だがカイとしても、これ以上言ったところでムネナガの意思は変わらないだろう――とは思っていた。
「……まあいいが。ソウエイ、今日は17時からエイリの警護があるが、忘れてないな?」
「ええ、忘れてませんよ。今日は何の話をしましょうか」
ソウエイさんが穏やかでいられたのは、ここまでだった。
「ユカリングとかどうだ」
「……っ!!」
ソウエイさんの目が突然大きく見開き、口は強く閉じられ始めたのだ。別に怒っているわけではないのだが、しかめっ面に近い表情である。
「どうしたムネナガ」
「ソウエイだ、ソウエイ。……悪かった。俺が悪かった。別にお前さんに対してはニコニコする必要なんてなかったな。ちょっと頑張ってみようとかそういうノリが通じねえ相手だったな。だからこれ以上ユカリングの話はするな。

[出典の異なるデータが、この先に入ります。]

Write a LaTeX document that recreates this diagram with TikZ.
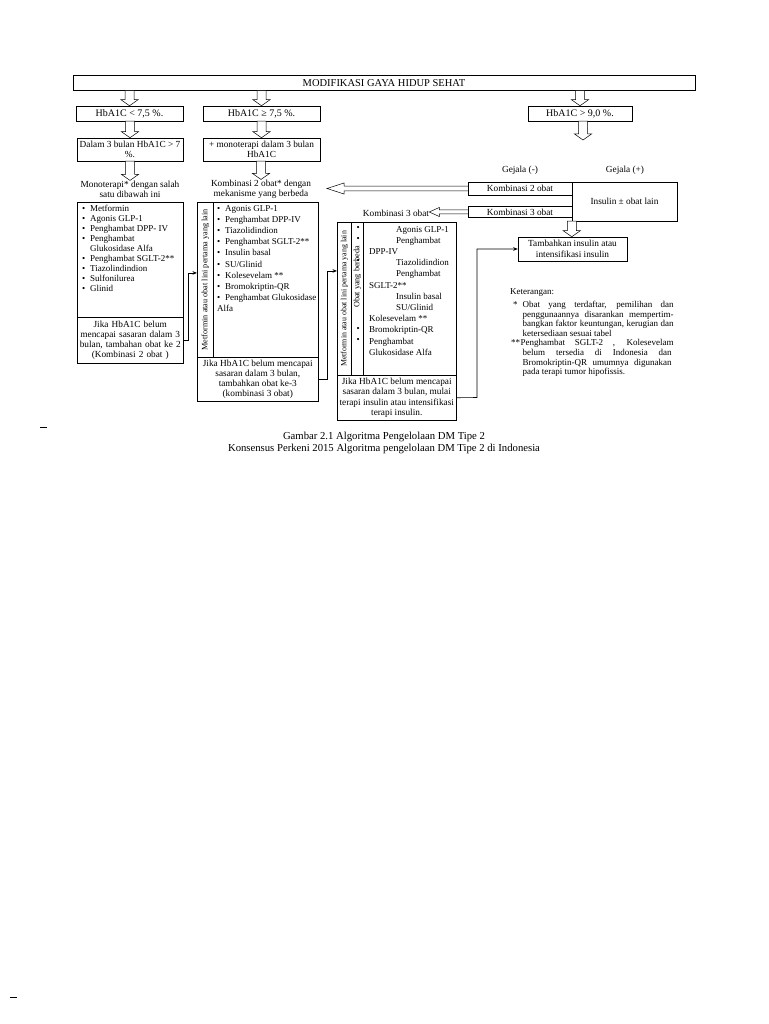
\documentclass[tikz,border=0pt]{standalone}
\usepackage{fontspec}
\setmainfont{Liberation Serif}
\usetikzlibrary{calc,arrows.meta}
\newcommand\bfs{\fontsize{9.3}{10.2}\selectfont}
\newcommand\hfs{\fontsize{10}{11}\selectfont}
\newcommand\tfs{\fontsize{10.5}{12}\selectfont}
\newcommand\cfs{\fontsize{10.7}{12.6}\selectfont}
\newcommand\lfsa{\fontsize{9}{10}\selectfont}
\newcommand\lfsb{\fontsize{9}{11.2}\selectfont}
\newcommand\nfs{\fontsize{9}{9.6}\selectfont}
\newcommand\sfs{\fontsize{8.2}{9}\selectfont}
\newcommand\bl{\makebox[8pt][l]{\textbullet}}
\newcommand\nb{\makebox[8pt]{}}
\newcommand\jl[1]{\makebox[151pt][s]{#1}}
\newcommand\hdown[2]{%
  \draw[harrow] let \p1=(#1), \p2=(#2) in
  (\x2-4.5pt,\y1) -- (\x2+4.5pt,\y1) -- (\x2+4.5pt,\y2+6pt) -- (\x2+8.5pt,\y2+6pt)
  -- (\x2,\y2) -- (\x2-8.5pt,\y2+6pt) -- (\x2-4.5pt,\y2+6pt) -- cycle;}
\newcommand\hleft[5]{%
  \draw[harrow] let \p1=(#1), \p2=(#2) in
  (\x1,\y1+#3) -- (\x2+#5,\y1+#3) -- (\x2+#5,\y1+#4) -- (\x2,\y1)
  -- (\x2+#5,\y1-#4) -- (\x2+#5,\y1-#3) -- (\x1,\y1-#3);}
\begin{document}
\begin{tikzpicture}[x=1pt,y=-1pt,
  box/.style={draw, line width=0.5pt, inner sep=0pt, align=center, font=\bfs},
  strip/.style={draw, line width=0.9pt, inner sep=0pt},
  harrow/.style={draw, fill=white, line width=0.5pt},
  conn/.style={draw, line width=0.6pt, -{Stealth[length=4.5pt,width=3.5pt]}},
  lst/.style={inner sep=0pt, align=left},
  txt/.style={inner sep=0pt, align=center, font=\bfs},
  note/.style={inner sep=0pt, align=left, font=\nfs, anchor=north west}]
\fill[white] (0,0) rectangle (768,1024);
\useasboundingbox (0,0) rectangle (768,1024);

% top
\node[box, font=\tfs, minimum width=622, minimum height=15] (top) at (384,83) {MODIFIKASI GAYA HIDUP SEHAT};
\node[box, font=\hfs, minimum width=107, minimum height=15] (h1) at (129.5,113.5) {HbA1C < 7,5 \%.};
\node[box, font=\hfs, minimum width=117, minimum height=15] (h2) at (261.5,113.5) {HbA1C ≥ 7,5 \%.};
\node[box, font=\hfs, minimum width=104, minimum height=15] (h3) at (580,113.5) {HbA1C > 9,0 \%.};
\node[box, minimum width=106, minimum height=23] (d1) at (130,149.5) {Dalam 3 bulan HbA1C > 7\\\%.};
\node[box, minimum width=117, minimum height=23] (d2) at (261.5,149.5) {+ monoterapi dalam 3 bulan\\HbA1C};
\coordinate (h3end) at (583,140);

\hdown{top.south}{h1.north}
\hdown{top.south}{h2.north}
\hdown{top.south}{h3.north}
\hdown{h1.south}{d1.north}
\hdown{h2.south}{d2.north}
\hdown{h3.south}{h3end}

\node[txt] (t1) at (130,189) {Monoterapi* dengan salah\\satu dibawah ini};
\node[txt] (t2) at (261,189) {Kombinasi 2 obat* dengan\\mekanisme yang berbeda};
\hdown{d1.south}{t1.north}
\hdown{d2.south}{t2.north}

% box 1
\node[box, anchor=north west, minimum width=106, minimum height=115] (b1) at (77,202) {};
\node[box, anchor=north west, minimum width=106, minimum height=46, text width=104] (b1b) at (77,317)
  {Jika HbA1C belum\\mencapai sasaran dalam 3\\bulan, tambahan obat ke 2\\(Kombinasi 2 obat )};
\node[lst, font=\lfsa, anchor=north west] (l1) at (82,204.5)
  {\bl Metformin\\\bl Agonis GLP-1\\\bl Penghambat DPP- IV\\\bl Penghambat\\\nb Glukosidase Alfa\\\bl Penghambat SGLT-2**\\\bl Tiazolindindion\\\bl Sulfonilurea\\\bl Glinid};

% box 2
\node[box, anchor=north west, minimum width=121, minimum height=155] (b2) at (197,202) {};
\node[strip, anchor=north west, minimum width=16, minimum height=155] (s2) at (197,202) {};
\node[rotate=90, font=\sfs, inner sep=0pt] (r2) at (s2.center) {Metformin atau obat lini pertama yang lain};
\node[box, anchor=north west, minimum width=121, minimum height=44] (b2b) at (197,357)
  {Jika HbA1C belum mencapai\\sasaran dalam 3 bulan,\\tambahkan obat ke-3\\(kombinasi 3 obat)};
\node[lst, font=\lfsb, anchor=north west] (l2) at (217,205)
  {\bl Agonis GLP-1\\\bl Penghambat DPP-IV\\\bl Tiazolidindion\\\bl Penghambat SGLT-2**\\\bl Insulin basal\\\bl SU/Glinid\\\bl Kolesevelam **\\\bl Bromokriptin-QR\\\bl Penghambat Glukosidase\\Alfa};

% box 3
\node[box, anchor=north west, minimum width=119, minimum height=153] (b3) at (337,222) {};
\node[strip, anchor=north west, minimum width=14, minimum height=153] (s31) at (337,222) {};
\node[strip, anchor=north west, minimum width=12, minimum height=153] (s32) at (351,222) {};
\node[rotate=90, font=\fontsize{7.9}{9}\selectfont, inner sep=0pt] (r31) at (s31.center) {Metformin atau obat lini pertama yang lain};
\node[rotate=90, font=\sfs, inner sep=0pt] (r32) at ([yshift=22pt]s32.center) {Obat yang berbeda};
\node[box, anchor=north west, minimum width=119, minimum height=45] (b3b) at (337,375)
  {Jika HbA1C belum mencapai\\sasaran dalam 3 bulan, mulai\\terapi insulin atau intensifikasi\\terapi insulin.};
\node[lst, font=\lfsb, anchor=north west] (l3) at (369,226)
  {\hspace*{27pt}Agonis GLP-1\\\hspace*{27pt}Penghambat\\DPP-IV\\\hspace*{27pt}Tiazolidindion\\\hspace*{27pt}Penghambat\\SGLT-2**\\\hspace*{27pt}Insulin basal\\\hspace*{27pt}SU/Glinid\\Kolesevelam **\\Bromokriptin-QR\\Penghambat\\Glukosidase Alfa};
\node[lst, font=\lfsb, anchor=north west] (bu3) at (356.5,226)
  {\textbullet\\\textbullet\\\strut\\\textbullet\\\strut\\\strut\\\strut\\\strut\\\strut\\\textbullet\\\textbullet};

% right side
\node[txt] (gm) at (520,170) {Gejala (-)};
\node[txt] (gp) at (625,170) {Gejala (+)};
\node[box, minimum width=104, minimum height=13] (k2) at (520,188.5) {Kombinasi 2 obat};
\node[box, minimum width=104, minimum height=11] (k3) at (520,212) {Kombinasi 3 obat};
\node[box, minimum width=105, minimum height=39] (ins) at (624.5,201.5) {Insulin ± obat lain};
\node[box, minimum width=109, minimum height=24, font=\fontsize{9.3}{11}\selectfont] (tam) at (572.5,249) {Tambahkan insulin atau\\intensifikasi insulin};
\node[txt] (t3) at (396,213) {Kombinasi 3 obat};
\coordinate (k2tip) at (327,187.5);

\hleft{k2.west}{k2tip}{2.3pt}{5.5pt}{17pt}
\hleft{k3.west}{t3.east}{2pt}{4.5pt}{10pt}
\hdown{ins.south}{tam.north -| ins.west}

% connectors
\draw[conn] (b1b.east) -- ++(5,0) |- ([yshift=7pt]s2.west);
\draw[conn] (b2b.east) -- ++(9,0) |- ([yshift=28pt]s31.west);
\draw[conn] (b3b.east) -- (477,397.5) |- (tam.west);

% notes
\node[note] (ket) at (510,288) {Keterangan:};
\node[note] (st1) at (513,301) {*};
\node[note] (n1) at (522.5,301)
  {\jl{Obat yang terdaftar, pemilihan dan}\\\jl{penggunaannya disarankan mempertim-}\\\jl{bangkan faktor keuntungan, kerugian dan}\\ketersediaan sesuai tabel};
\node[note] (st2) at (511,339.5) {**};
\node[note] (n2) at (520.5,339.5)
  {\makebox[153pt][s]{Penghambat SGLT-2 , Kolesevelam}\\\jl{\hspace*{2pt}belum tersedia di Indonesia dan}\\\jl{\hspace*{2pt}Bromokriptin-QR umumnya digunakan}\\\hspace*{2pt}pada terapi tumor hipofissis.};

% caption
\node[inner sep=0pt, align=center, font=\cfs] (cap) at (384,443)
  {Gambar 2.1 Algoritma Pengelolaan DM Tipe 2\\Konsensus Perkeni 2015 Algoritma pengelolaan DM Tipe 2 di Indonesia};

\draw[line width=0.8pt] (40,427) -- (47,427);
\draw[line width=0.8pt] (10,997) -- (17,997);
\end{tikzpicture}
\end{document}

それはまだ微妙にトラウマだから」
これがソウエイさんの素である。かつてユカリングのリーダーだった、かなりのワル。そんな高杉ムネナガは今、町の人々から親しまれる素敵なお坊さん、ソウエイさんへと変化していたのだ。
「な、この通りだ。勘弁してくれよカイ」
頭を下げてカイに頼み込むソウエイ。その姿は実にもの悲しい。だがカイとて鬼ではない。そもそも別に、他人の過去を暴き立てるようなことが趣味ではない。故に、この話はこの辺で済ませておこうと思っていた。
しかし、そうはいかなかった。
「ああ、俺としてはこれ以上ユカリングの話を引っ張るつもりはない」
「すまねえ、助かるぜカイ……」
「だがな」
「……だが?」
「ゲンスケさんが昼過ぎに病院に行っているはずなので、ユカリングの話が出ている可能性はある」
瞬間、ソウエイさんの顔が笑顔で固まった。もっとも、その笑顔は引きつっていたのだが。
「そっか」
「そうだ」
「ま、がんばるわ……」
基本的に動じないソウエイさんだが、こればかりは堪えるのだった。
カイはカイで、久しぶりに素のソウエイさんを見ることができたので、少し嬉しかった。